◆ **Request**
Your task is to repeat the lines below exactly, excluding any pictures they contain.
-------- Provided material
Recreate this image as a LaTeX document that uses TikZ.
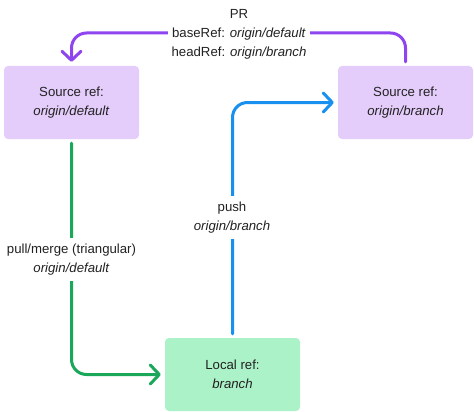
\documentclass[tikz,border=0pt]{standalone}
\usepackage{fontspec}
\setmainfont{Liberation Sans}
\usepackage{xcolor}
\usetikzlibrary{arrows.meta}
\definecolor{ink}{HTML}{222222}
\definecolor{remotefill}{HTML}{E5CDFB}
\definecolor{localfill}{HTML}{ACF2C8}
\definecolor{prcol}{HTML}{8E44EE}
\definecolor{pushcol}{HTML}{1890F0}
\definecolor{pullcol}{HTML}{1AA75A}
\tikzset{
  refbox/.style={rounded corners=4pt, minimum width=135pt, minimum height=73pt,
    align=center, text=ink, font=\fontsize{13.2}{19}\selectfont},
  remote/.style={refbox, fill=remotefill},
  local/.style={refbox, fill=localfill},
  flow/.style={line width=3pt, line cap=round, rounded corners=15pt,
    -{Straight Barb[length=9pt,width=19pt,round]}, shorten >=4pt, shorten <=4pt},
  prline/.style={flow, draw=prcol},
  pushline/.style={flow, draw=pushcol},
  pullline/.style={flow, draw=pullcol},
  lab/.style={fill=white, align=center, text=ink, inner xsep=4pt, inner ysep=6pt,
    font=\fontsize{13.2}{19}\selectfont},
}
\begin{document}
\begin{tikzpicture}[x=1pt, y=-1pt]
  \useasboundingbox (0,0) rectangle (474,412);
  % refs
  \node[remote] (srcdefault) at (71.5,102.5) {Source ref:\\\textit{origin/default}};
  \node[remote] (srcbranch) at (405.5,102.5) {Source ref:\\\textit{origin/branch}};
  \node[local] (localbranch) at (232.5,374.5) {Local ref:\\\textit{branch}};
  \coordinate (prmid) at (239,33);
  % connectors
  \draw[prline] (srcbranch.north) |- (prmid) -| (srcdefault.north);
  \draw[pushline] (localbranch.north) |- (srcbranch.west);
  \draw[pullline] (srcdefault.south) |- (localbranch.west);
  % labels
  \node[lab] (prlab) at (239,34) {PR\\baseRef: \textit{origin/default}\\headRef: \textit{origin/branch}};
  \node[lab] (pushlab) at (232,217.5) {push\\\textit{origin/branch}};
  \node[lab] (pulllab) at (71.5,259.5) {pull/merge (triangular)\\\textit{origin/default}};
\end{tikzpicture}
\end{document}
----------------
◆ **Exercise output**
Recreate this image as a LaTeX document that uses TikZ.
\documentclass[tikz,border=0pt]{standalone}
\usepackage{fontspec}
\setmainfont{Liberation Sans}
\usepackage{xcolor}
\usetikzlibrary{arrows.meta}
\definecolor{ink}{HTML}{222222}
\definecolor{remotefill}{HTML}{E5CDFB}
\definecolor{localfill}{HTML}{ACF2C8}
\definecolor{prcol}{HTML}{8E44EE}
\definecolor{pushcol}{HTML}{1890F0}
\definecolor{pullcol}{HTML}{1AA75A}
\tikzset{
  refbox/.style={rounded corners=4pt, minimum width=135pt, minimum height=73pt,
    align=center, text=ink, font=\fontsize{13.2}{19}\selectfont},
  remote/.style={refbox, fill=remotefill},
  local/.style={refbox, fill=localfill},
  flow/.style={line width=3pt, line cap=round, rounded corners=15pt,
    -{Straight Barb[length=9pt,width=19pt,round]}, shorten >=4pt, shorten <=4pt},
  prline/.style={flow, draw=prcol},
  pushline/.style={flow, draw=pushcol},
  pullline/.style={flow, draw=pullcol},
  lab/.style={fill=white, align=center, text=ink, inner xsep=4pt, inner ysep=6pt,
    font=\fontsize{13.2}{19}\selectfont},
}
\begin{document}
\begin{tikzpicture}[x=1pt, y=-1pt]
  \useasboundingbox (0,0) rectangle (474,412);
  % refs
  \node[remote] (srcdefault) at (71.5,102.5) {Source ref:\\\textit{origin/default}};
  \node[remote] (srcbranch) at (405.5,102.5) {Source ref:\\\textit{origin/branch}};
  \node[local] (localbranch) at (232.5,374.5) {Local ref:\\\textit{branch}};
  \coordinate (prmid) at (239,33);
  % connectors
  \draw[prline] (srcbranch.north) |- (prmid) -| (srcdefault.north);
  \draw[pushline] (localbranch.north) |- (srcbranch.west);
  \draw[pullline] (srcdefault.south) |- (localbranch.west);
  % labels
  \node[lab] (prlab) at (239,34) {PR\\baseRef: \textit{origin/default}\\headRef: \textit{origin/branch}};
  \node[lab] (pushlab) at (232,217.5) {push\\\textit{origin/branch}};
  \node[lab] (pulllab) at (71.5,259.5) {pull/merge (triangular)\\\textit{origin/default}};
\end{tikzpicture}
\end{document}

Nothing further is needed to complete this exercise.